Qasr Al Hosn then appeared in John Lorimer’s survey. Lorimer was member of the Indian Civil Service and his survey, first published in 1908, became a handbook for diplomats of the British Empire.
“The largest edifice is the fort of the shaikh, at a little distance inland behind the town. Not far from it, on the outskirts of the town proper, is the separate bazaar of the Indian traders,” it noted.
By the 1930s, people suspected that oil lay underneath the sands and waters of the sheikhdom but no one realised yet it was such a vast lake.
When the Ruler of Abu Dhabi, Sheikh Shakhbut, granted an oil concession later that decade, he used the proceeds to expand Qasr Al Hosn. He built a taller perimeter which wrapped itself around the original fort.
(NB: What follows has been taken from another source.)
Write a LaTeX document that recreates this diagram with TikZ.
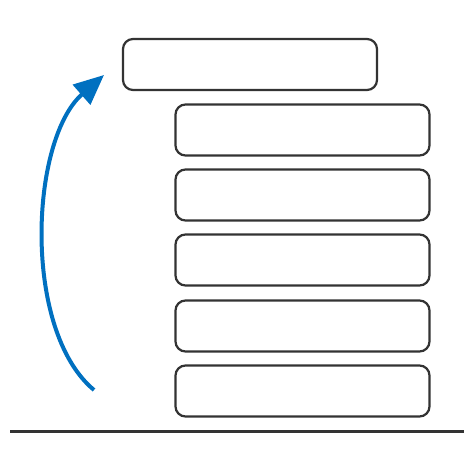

“The palace project … took about four years to complete, mobilised the entire workforce and most of the sea-going vessels available in Abu Dhabi,” noted Emirati Mohammed Al Fahim in his book, From Rags to Riches.
The 1940s were tough times for Abu Dhabi. Oil had yet to be found, the pearl diving industry had collapsed and great hardship was endured by its inhabitants. The future looked uncertain.
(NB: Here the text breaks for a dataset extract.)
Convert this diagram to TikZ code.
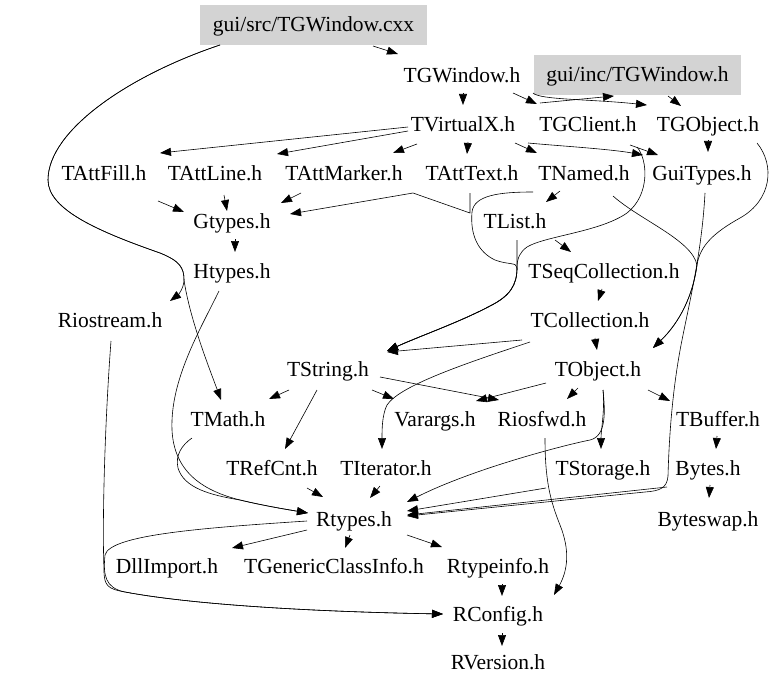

“The construction of the ruler’s palace had provided a short-term respite from their chronic unemployment and widespread poverty but the early forties found Abu Dhabians worse off than they had ever been,” wrote Al Fahim.
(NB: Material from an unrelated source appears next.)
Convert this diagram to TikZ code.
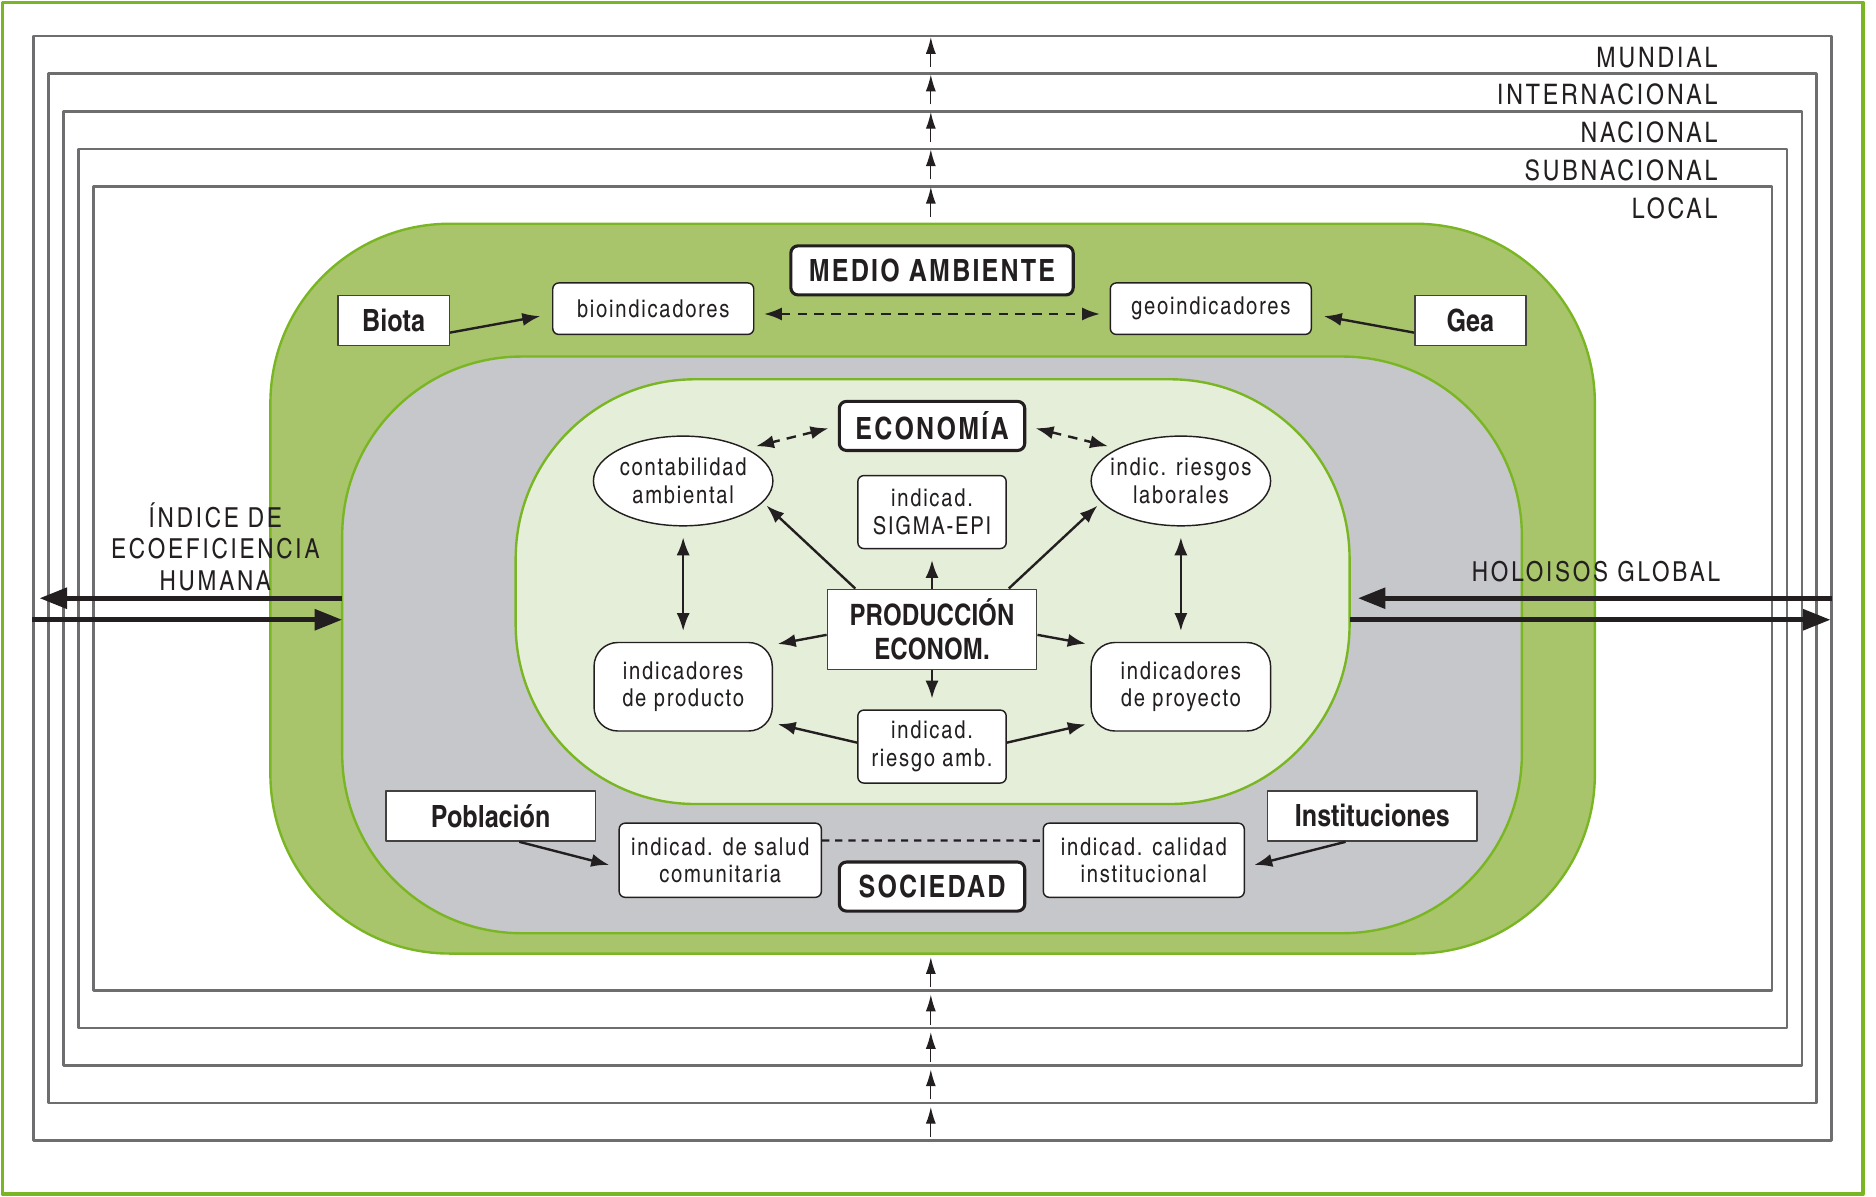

The famed British explorer Wilfred Thesiger arrived in Abu Dhabi a few years later in 1948 after his second epic crossing of the Empty Quarter.
“A large castle dominated the small dilapidated town which stretched along the shore,” he wrote in his classic account of his journeys, Arabian Sands.







A view from inside Qasr Al Hosn toward the northeast tower, built by Sheikh Shakhbut in the early 1940s. Courtesy: Sir R Hay / Royal Geographical Society

“There were a few palms, and near them was a well were we watered our camels while some Arabs eyed us curiously, wondering who we were.”
But the world that Al Fahim and Thesiger described was about to be swept away for ever. By the 1950s, increasing numbers of oil company representatives were arriving.
Susan Hillyard came in 1954 with her husband who was working with British Petroleum.
Her book, Before The Oil: A Personal Memoir of Abu Dhabi, paints a vivid picture of life inside the fort. “We were escorted through a wicket gate in the door and along a passage to the main diwan, which was both a sitting room for the sheikh and his male entourage, and twice a day, a council chamber where he dispensed justice and received reports of what was going on in other parts of the sheikhdom,” she wrote.
Oil was finally discovered in 1958, and in 1962 the first shipments left Abu Dhabi - 254,544 barrels of crude destined for the Thames in London.
By 1966, Sheikh Zayed had become Ruler of Abu Dhabi, Qasr Al Hosn ceased to be a royal residence and the town was becoming a city. In the years that followed, the fort became a centre of government and would house the National Centre for Documentation and Research. A restoration attempt in the 1980s was not enough to fully salvage the building and by 2008 Qasr Al Hosn was closed.
A decade on and following an extensive restoration, the fort will reopen to the public on Friday, reclaiming its rightful place at the heart of the city. A new generation, worlds apart from old Abu Dhabi, will cross the ancient threshold for the first time and learn about the early pioneers who dedicated their lives to build the country.
Perhaps it was Edward Henderson who put it best of his visit in the late 1940s.
“We walked through the soft sand a half a mile or so to the big fort or palace which then seemed to dominate the town,” he wrote in his memoir Arabian Destiny.

“Now the town … totally dominates it.”